Answer

**step1** Understanding the Problem

The problem asks us to subtract one mixed number from another. The problem is $$8 \frac{7}{20} - 2 \frac{11}{20}$$. We need to show regrouping if it is necessary.

**step2** Checking the Denominators

First, we look at the denominators of the fractions. Both fractions, $$\frac{7}{20}$$ and $$\frac{11}{20}$$, have the same denominator, which is 20. This means we do not need to find a common denominator.

**step3** Comparing the Fractional Parts

Next, we compare the numerators of the fractional parts: 7 and 11. We need to subtract $$\frac{11}{20}$$ from $$\frac{7}{20}$$. Since 7 is smaller than 11, we cannot subtract directly. This means we need to regroup from the whole number part of the first mixed number.

**step4** Regrouping the First Mixed Number

We take 1 from the whole number 8. When we take 1 from 8, it becomes 7. This 1 whole needs to be converted into a fraction with the same denominator, which is 20. So, 1 whole is equal to $$\frac{20}{20}$$.
Now, we add this $$\frac{20}{20}$$ to the existing fraction $$\frac{7}{20}$$.
$$ \frac{7}{20} + \frac{20}{20} = \frac{7+20}{20} = \frac{27}{20} $$
So, the mixed number $$8 \frac{7}{20}$$ is regrouped as $$7 \frac{27}{20}$$.
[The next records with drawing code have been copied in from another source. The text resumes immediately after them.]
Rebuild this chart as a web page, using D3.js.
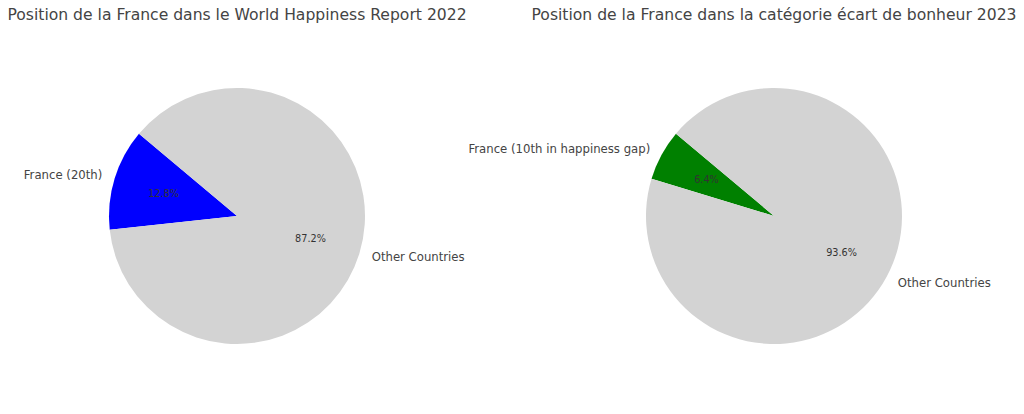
<!DOCTYPE html>
<html><head><meta charset="utf-8">
<script src="https://cdn.jsdelivr.net/npm/d3@7"></script>
<style>body{margin:0;background:#fff}svg{display:block}</style>
</head><body>
<script>
const titles = ["Position de la France dans le World Happiness Report 2022",
                "Position de la France dans la catégorie écart de bonheur 2023"];
const labels1 = ["France (20th)", "Other Countries"];
const values1 = [20, 136];
const colors1 = ["#0000ff", "#d3d3d3"];
const labels2 = ["France (10th in happiness gap)", "Other Countries"];
const values2 = [10, 146];
const colors2 = ["#008000", "#d3d3d3"];

const W = 1024, H = 414;
const svg = d3.select("body").append("svg").attr("width", W).attr("height", H);
const R = 128;
const textColor = "#444";
const font = "DejaVu Sans, sans-serif";

function drawPie(cx, cy, title, labels, values, colors) {
  const g = svg.append("g").attr("transform", `translate(${cx},${cy})`);
  const start = (90 - 140) * Math.PI / 180;
  const pie = d3.pie().sort(null).value(d => d.v).startAngle(start).endAngle(start - 2 * Math.PI);
  const data = labels.map((l, i) => ({ l, v: values[i], c: colors[i] }));
  const arcs = pie(data);
  const total = d3.sum(values);
  const arc = d3.arc().innerRadius(0).outerRadius(R);
  g.selectAll("path.w").data(arcs).join("path").attr("class", "w")
    .attr("d", arc).attr("fill", d => d.data.c);
  const labArc = d3.arc().innerRadius(R * 1.1).outerRadius(R * 1.1);
  g.selectAll("text.lab").data(arcs).join("text").attr("class", "lab")
    .attr("x", d => labArc.centroid(d)[0]).attr("y", d => labArc.centroid(d)[1])
    .attr("text-anchor", d => labArc.centroid(d)[0] > 0 ? "start" : "end")
    .attr("dominant-baseline", "central")
    .attr("font-family", font).attr("font-size", 11.7).attr("fill", textColor)
    .text(d => d.data.l);
  const pctArc = d3.arc().innerRadius(R * 0.6).outerRadius(R * 0.6);
  g.selectAll("text.pct").data(arcs).join("text").attr("class", "pct")
    .attr("x", d => pctArc.centroid(d)[0]).attr("y", d => pctArc.centroid(d)[1])
    .attr("text-anchor", "middle").attr("dominant-baseline", "central")
    .attr("font-family", font).attr("font-size", 9.7).attr("fill", "#333")
    .text(d => (d.data.v / total * 100).toFixed(1) + "%");
  svg.append("text").attr("x", cx).attr("y", 15).attr("text-anchor", "middle")
    .attr("dominant-baseline", "central")
    .attr("font-family", font).attr("font-size", 15.6).attr("fill", textColor)
    .text(title);
}
drawPie(237, 216, titles[0], labels1, values1, colors1);
drawPie(774, 216, titles[1], labels2, values2, colors2);
</script>
</body></html>
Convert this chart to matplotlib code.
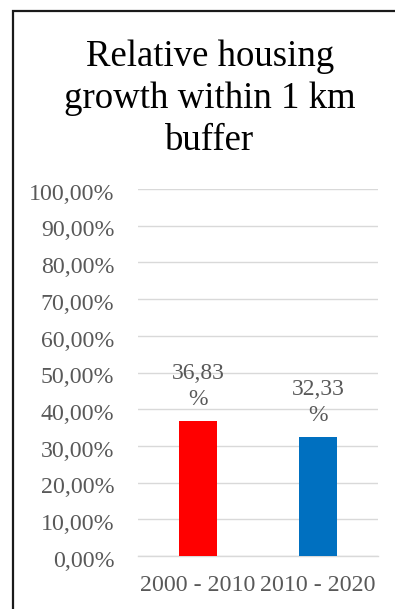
import matplotlib.pyplot as plt
from matplotlib.patches import Rectangle
from matplotlib.ticker import FuncFormatter
from matplotlib.transforms import ScaledTranslation

periods = ["2000 - 2010", "2010 - 2020"]
growth = [36.83, 32.33]
bar_colors = ["#FF0000", "#0070C0"]
title = "Relative housing\ngrowth within 1 km\nbuffer"

plt.rcParams['font.family'] = ['Liberation Serif', 'DejaVu Serif']

W, H = 395, 609
fig = plt.figure(figsize=(W / 100, H / 100), dpi=100)

# chart frame, runs off the right and bottom edges
fig.patches.append(Rectangle((13 / W, -0.05), 1.0, 1 - 11 / H + 0.05,
                             transform=fig.transFigure, fill=False,
                             edgecolor="#1a1a1a", linewidth=1.6))

ax = fig.add_axes([138 / W, 1 - 556 / H, 240 / W, (556 - 189) / H])
x = range(len(periods))
ax.bar(x, growth, width=0.32, color=bar_colors, zorder=3)
ax.set_xlim(-0.5, 1.5)
ax.set_ylim(0, 100)
ax.set_yticks(range(0, 101, 10))
ax.yaxis.set_major_formatter(FuncFormatter(lambda v, p: f"{v:.2f}%".replace(".", ",")))
ax.set_xticks(list(x))
ax.set_xticklabels(periods)
ax.grid(axis="y", color="#d9d9d9", linewidth=1.0, zorder=0)
for s in ["top", "right", "left"]:
    ax.spines[s].set_visible(False)
ax.spines["bottom"].set_color("#d9d9d9")
ax.spines["bottom"].set_linewidth(1.0)
ax.tick_params(axis="both", length=0, labelsize=17.2, colors="#595959")
ax.tick_params(axis="y", pad=17)
ax.tick_params(axis="x", pad=14)

# y labels sit a little below their gridlines
shift = ScaledTranslation(0, -2 / 72, fig.dpi_scale_trans)
for lbl in ax.get_yticklabels():
    lbl.set_transform(lbl.get_transform() + shift)

for i, v in enumerate(growth):
    ax.annotate(f"{v:.2f}".replace(".", ",") + "\n%", (i, v),
                xytext=(0, 8), textcoords="offset points",
                ha="center", va="bottom", fontsize=17, color="#595959",
                linespacing=1.3)

fig.text(210 / W, 1 - 39 / H, title, ha="center", va="top",
         fontsize=26.5, color="#000000", linespacing=1.29)

fig.savefig("out.png", dpi=100)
**step5** Subtracting the Fractions

Now we can subtract the fractional parts:
$$ \frac{27}{20} - \frac{11}{20} $$
Subtract the numerators while keeping the denominator the same:
$$ \frac{27 - 11}{20} = \frac{16}{20} $$

**step6** Subtracting the Whole Numbers

Now we subtract the whole number parts. Remember, after regrouping, the first whole number is 7, and the second whole number is 2.
$$ 7 - 2 = 5 $$

**step7** Combining the Results

Finally, we combine the whole number part and the fractional part.
The whole number part is 5.
The fractional part is $$\frac{16}{20}$$.
So, the result is $$5 \frac{16}{20}$$.

**step8** Simplifying the Fraction

The fraction $$\frac{16}{20}$$ can be simplified. Both 16 and 20 are divisible by 4.
$$ 16 \div 4 = 4 $$
$$ 20 \div 4 = 5 $$
So, $$\frac{16}{20}$$ simplifies to $$\frac{4}{5}$$.
Therefore, the final answer is $$5 \frac{4}{5}$$.